Alfonso Cuaron is making the rounds around the world premiering his upcoming Netflix drama “Roma.” While at Thierry Fremaux’s Lumiere Festival, the acclaimed director discussed his Golden Lion-winning film and how Fremaux (who is the director of the Cannes Film Festival) helped steer the direction of “Roma.” Also, Cuaron dropped an interesting nugget about what film could have come next, if “Roma” had not been developed.
The filmmaker says that before “Roma” was even a thought, he was speaking with Fremaux about his next project. The film, which he described (via THR) as a “family drama set either 50,000 or 100,000 years ago,” telling the story of a “Darwinian Adam and Eve,” was something Cuaron was excited to begin work on. However, Fremaux heard the pitch and told him to make something more personal, along the lines of the award-winning film “Y Tu Mama Tambien.”
Thus, “Roma” was born. Based on an idea that had been bouncing around in Cuaron’s mind, he began to formulate what his next personal project would look like, which we now know pulled extensively from his own time growing up in Mexico City. “It was the right moment for me to return to Mexico, and I wanted to use the skills I had acquired on Hollywood movies to make something more personal,” he said.
The director also described how he approached the making of “Roma” in a unique way. Instead of providing full scripts to his cast and crew, Cuaron was the only person on set to know the entire script and the direction of the film. Each day, before filming, the director would hand the lines to his cast, attempting to elicit real emotion and shock from his actors.

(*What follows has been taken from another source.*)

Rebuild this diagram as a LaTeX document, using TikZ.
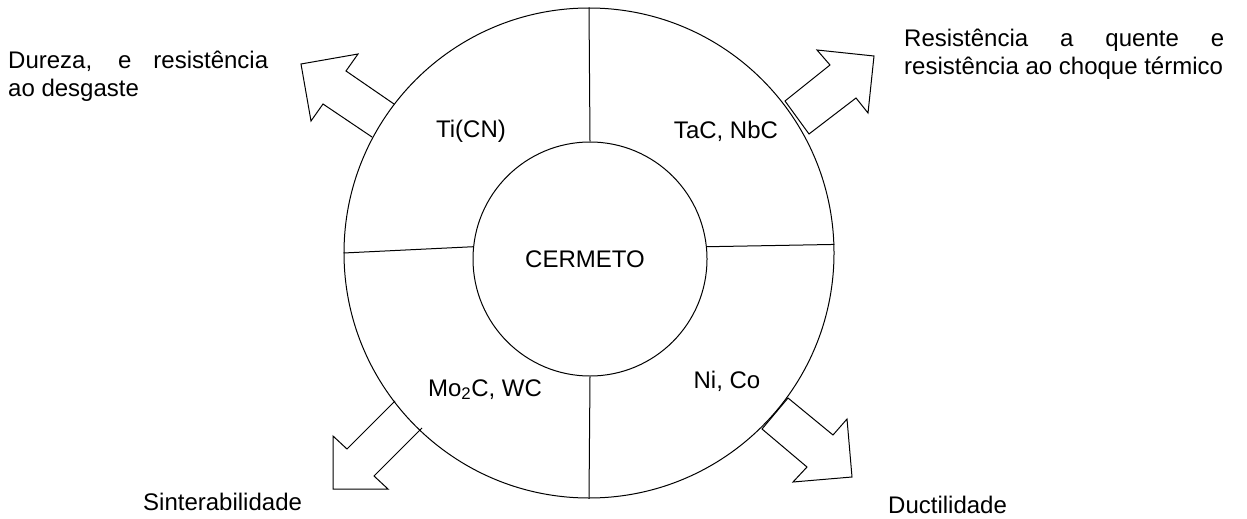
\documentclass[tikz,border=0pt]{standalone}
\usepackage{fontspec}
\setmainfont{Liberation Sans}
\usetikzlibrary{positioning}
\begin{document}
\begin{tikzpicture}[x=1pt,y=-1pt,
  ring/.style={circle,draw,line width=1pt,inner sep=0pt},
  part/.style={anchor=base,inner sep=0pt,font=\fontsize{24}{27.6}\selectfont},
  prop/.style={inner sep=0pt,align=left,font=\fontsize{24}{27.6}\selectfont},
  bigarrow/.style={draw,line width=1pt,line join=miter},
]
\useasboundingbox (0,0) rectangle (1247,519);

\node [ring,minimum size=490pt] (outer) at (589,253) {};
\node [ring,minimum size=234pt] (inner) at (590,259) {};
\node [part] (cermet) at (585,267) {CERMETO};

\draw [line width=1pt] (inner.90) -- (outer.90);
\draw [line width=1pt] (inner.270) -- (outer.270);
\draw [line width=1pt] (inner.174) -- (outer.180);
\draw [line width=1pt] (inner.6) -- (outer.2);

\node [part] (ticn) at (471,137) {Ti(CN)};
\node [part] (tac) at (726,138) {TaC, NbC};
\node [part] (moc) at (485,396) {Mo\textsubscript{2}C, WC};
\node [part] (nico) at (727,388) {Ni, Co};

\draw [bigarrow] (394,104) -- (346,71) -- (358,54) -- (301,64) -- (311,121) -- (323,104) -- (372,137);
\draw [bigarrow] (785,101) -- (830,65) -- (817,50) -- (874,56) -- (868,113) -- (856,98) -- (809,134) -- cycle;
\draw [bigarrow] (395,401) -- (347,449) -- (333,436) -- (333,489) -- (388,489) -- (374,476) -- (422,428);
\draw [bigarrow] (788,398) -- (833,435) -- (847,419) -- (852,477) -- (793,482) -- (807,467) -- (762,429) -- cycle;

\node [prop,anchor=north west] (hard) at (8,51) {\makebox[260pt][s]{Dureza, e resistência}\\ao desgaste};
\node [prop,anchor=north west] (heat) at (904,29) {\makebox[320pt][s]{Resistência a quente e}\\resistência ao choque térmico};
\node [prop,anchor=base west] (sinter) at (143,510) {Sinterabilidade};
\node [prop,anchor=base west] (duct) at (888,513) {Ductilidade};
\end{tikzpicture}
\end{document}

READ MORE: ‘Roma’ Is Mexico’s Foreign Language Film Entry But Who Else Is In the Mix?
“Each actor received contradictory directions and explanations, which meant that there was chaos on set every day,” the director also said. “But that’s exactly what life is like: it’s chaotic and you can’t really plan how you’ll react to a given situation.”

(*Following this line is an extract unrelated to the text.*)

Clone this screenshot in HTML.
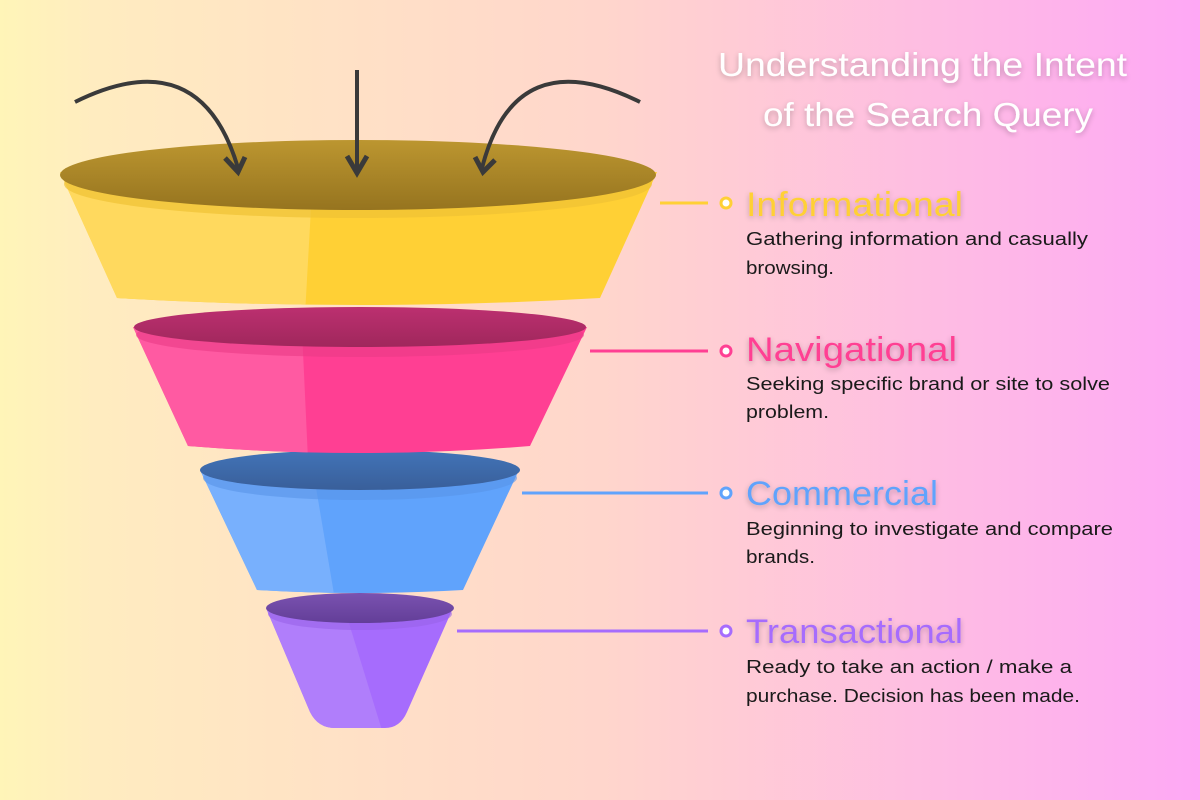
<!DOCTYPE html>
<html><head><meta charset="utf-8"><style>
html,body{margin:0;padding:0;width:1200px;height:800px;overflow:hidden}
svg{display:block}
text{font-family:"Liberation Sans",sans-serif}
</style></head><body>
<svg width="1200" height="800" viewBox="0 0 1200 800" xmlns="http://www.w3.org/2000/svg">
<defs>
<linearGradient id="bg" x1="0" x2="1" y1="0" y2="0">
<stop offset="0" stop-color="#fff5b8"/><stop offset="0.08" stop-color="#ffecc0"/><stop offset="0.5" stop-color="#ffd6cc"/><stop offset="1" stop-color="#fea8f5"/>
</linearGradient>
<linearGradient id="ty" x1="0" y1="0" x2="0" y2="1"><stop offset="0" stop-color="#bc9630"/><stop offset="1" stop-color="#96741f"/></linearGradient>
<linearGradient id="tp" x1="0" y1="0" x2="0" y2="1"><stop offset="0" stop-color="#bc3070"/><stop offset="1" stop-color="#a0275c"/></linearGradient>
<linearGradient id="tb" x1="0" y1="0" x2="0" y2="1"><stop offset="0" stop-color="#4274b8"/><stop offset="1" stop-color="#395f9a"/></linearGradient>
<linearGradient id="tv" x1="0" y1="0" x2="0" y2="1"><stop offset="0" stop-color="#7a52b0"/><stop offset="1" stop-color="#633e98"/></linearGradient>
<filter id="sh" x="-10%" y="-30%" width="120%" height="160%"><feGaussianBlur in="SourceAlpha" stdDeviation="3"/><feOffset dy="2"/><feComponentTransfer><feFuncA type="linear" slope="0.25"/></feComponentTransfer><feMerge><feMergeNode/><feMergeNode in="SourceGraphic"/></feMerge></filter>
<clipPath id="cv"><path d="M266 608 L310 712 Q318 728 335 728 L385 728 Q400 728 407 712 L453 608 Z"/></clipPath>
<clipPath id="cb"><path d="M200 470 L257 590 Q360 596 463 590 L519 470 Z"/></clipPath>
<clipPath id="cp"><path d="M133 327 L188 446 Q360 460 530 446 L587 327 Z"/></clipPath>
<clipPath id="cy"><path d="M60 172 L117 298 Q360 312 600 298 L657 172 Z"/></clipPath>
</defs>
<rect width="1200" height="800" fill="url(#bg)"/>

<!-- Purple -->
<path d="M266 608 L310 712 Q318 728 335 728 L385 728 Q400 728 407 712 L453 608 Z" fill="#a66cfd"/>
<path d="M250 600 L250 740 L385 740 L348 620 Z" fill="#b07efb" clip-path="url(#cv)"/>
<ellipse cx="360" cy="614" rx="92" ry="16" fill="#9a62ea" opacity="0.6"/>
<ellipse cx="360" cy="608" rx="94" ry="15" fill="url(#tv)"/>

<!-- Blue -->
<path d="M200 470 L257 590 Q360 596 463 590 L519 470 Z" fill="#60a3fc"/>
<path d="M190 460 L190 600 L335 600 L313 470 Z" fill="#78b0fd" clip-path="url(#cb)"/>
<ellipse cx="360" cy="478" rx="157" ry="22" fill="#5895e8" opacity="0.6"/>
<ellipse cx="360" cy="470" rx="160" ry="20" fill="url(#tb)"/>

<!-- Pink -->
<path d="M133 327 L188 446 Q360 460 530 446 L587 327 Z" fill="#ff3f93"/>
<path d="M120 320 L120 460 L308 460 L302 330 Z" fill="#ff5aa2" clip-path="url(#cp)"/>
<ellipse cx="360" cy="335" rx="224" ry="22" fill="#ea3a85" opacity="0.6"/>
<ellipse cx="360" cy="327" rx="226" ry="20" fill="url(#tp)"/>

<!-- Yellow -->
<path d="M60 172 L117 298 Q360 312 600 298 L657 172 Z" fill="#ffd035"/>
<path d="M50 165 L50 315 L305 315 L312 190 Z" fill="#ffd95e" clip-path="url(#cy)"/>
<ellipse cx="358" cy="184" rx="294" ry="34" fill="#f0c234" opacity="0.7"/>
<ellipse cx="358" cy="175" rx="298" ry="35" fill="url(#ty)"/>

<!-- arrows -->
<g fill="none" stroke="#3a3a3a" stroke-width="4" stroke-linecap="butt">
<path d="M75 102 Q200 40 238 168"/>
<path d="M225 158 L238 172 L245 157" stroke-width="5"/>
<line x1="357" y1="70" x2="357" y2="172"/>
<path d="M347 156 L357 173 L367 156" stroke-width="5"/>
<path d="M640 102 Q515 40 482 168"/>
<path d="M475 157 L483 172 L495 160" stroke-width="5"/>
</g>

<!-- title -->
<g fill="#fff" font-size="33" filter="url(#sh)">
<text x="718" y="76" textLength="409" lengthAdjust="spacingAndGlyphs">Understanding the Intent</text>
<text x="763" y="126" textLength="330" lengthAdjust="spacingAndGlyphs">of the Search Query</text>
</g>

<!-- connectors -->
<g stroke-width="3">
<line x1="660" y1="203" x2="708" y2="203" stroke="#ffd035"/>
<circle cx="726" cy="203" r="5" fill="#fff" stroke="#ffd035"/>
<line x1="590" y1="351" x2="708" y2="351" stroke="#ff3f93"/>
<circle cx="726" cy="351" r="5" fill="#fff" stroke="#ff3f93"/>
<line x1="522" y1="493" x2="708" y2="493" stroke="#60a3fc"/>
<circle cx="726" cy="493" r="5" fill="#fff" stroke="#60a3fc"/>
<line x1="457" y1="631" x2="708" y2="631" stroke="#a66cfd"/>
<circle cx="726" cy="631" r="5" fill="#fff" stroke="#a66cfd"/>
</g>

<g font-size="34" filter="url(#sh)">
<text x="746" y="216" fill="#ffd035" textLength="217" lengthAdjust="spacingAndGlyphs">Informational</text>
<text x="746" y="361" fill="#ff3f93" textLength="211" lengthAdjust="spacingAndGlyphs">Navigational</text>
<text x="746" y="505" fill="#60a3fc" textLength="192" lengthAdjust="spacingAndGlyphs">Commercial</text>
<text x="746" y="643" fill="#a66cfd" textLength="217" lengthAdjust="spacingAndGlyphs">Transactional</text>
</g>

<g font-size="18" fill="#1a1a1a">
<text x="746" y="245" textLength="342" lengthAdjust="spacingAndGlyphs">Gathering information and casually</text>
<text x="746" y="274" textLength="88" lengthAdjust="spacingAndGlyphs">browsing.</text>
<text x="746" y="390" textLength="364" lengthAdjust="spacingAndGlyphs">Seeking specific brand or site to solve</text>
<text x="746" y="418" textLength="83" lengthAdjust="spacingAndGlyphs">problem.</text>
<text x="746" y="535" textLength="367" lengthAdjust="spacingAndGlyphs">Beginning to investigate and compare</text>
<text x="746" y="563" textLength="69" lengthAdjust="spacingAndGlyphs">brands.</text>
<text x="746" y="673" textLength="326" lengthAdjust="spacingAndGlyphs">Ready to take an action / make a</text>
<text x="746" y="702" textLength="334" lengthAdjust="spacingAndGlyphs">purchase. Decision has been made.</text>
</g>
</svg>
</body></html>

Cuaron also explained his frustration about how “Roma” wasn’t able to play in theaters in France. In a highly-publicized feud earlier this year, Netflix (the studio behind the film) clashed with the Cannes Film Festival regarding French law that prohibits a film from being seen on a streaming service within three years of the film being seen in theaters. Clearly, Netflix wasn’t about to wait 36 months to premiere the film on its service in France. So the streamer sent the film to Venice instead, and we know what happened there.
“I’m frustrated that in France it can’t be seen on the big screen, while most of the rest of the world will have that opportunity,” Cuaron admitted. “When we were looking for a distributor, Netflix very ambitiously imposed itself with its desire to try and get Roma out to all four corners of the world. And to have that ambition for an art-house film in black-and-white, and with all the dialogue in Spanish and [the indigenous dialect] Mixtec, is a rare thing nowadays.”
The filmmaker later admitted that he understands the way films are consumed nowadays, with short theatrical windows and most people discovering the film on a small screen, anyway.
Explaining the reason why his filmography seems to deviate from style and genre with each work, Cuaron said, “I’m not an auteur who does the same movie over and over again. I’m more like a cinephile interested in lots of different themes and genres. Each time I make it’s a movie, it’s a movie I don’t really know how to make.”
“Roma” will be released December 14.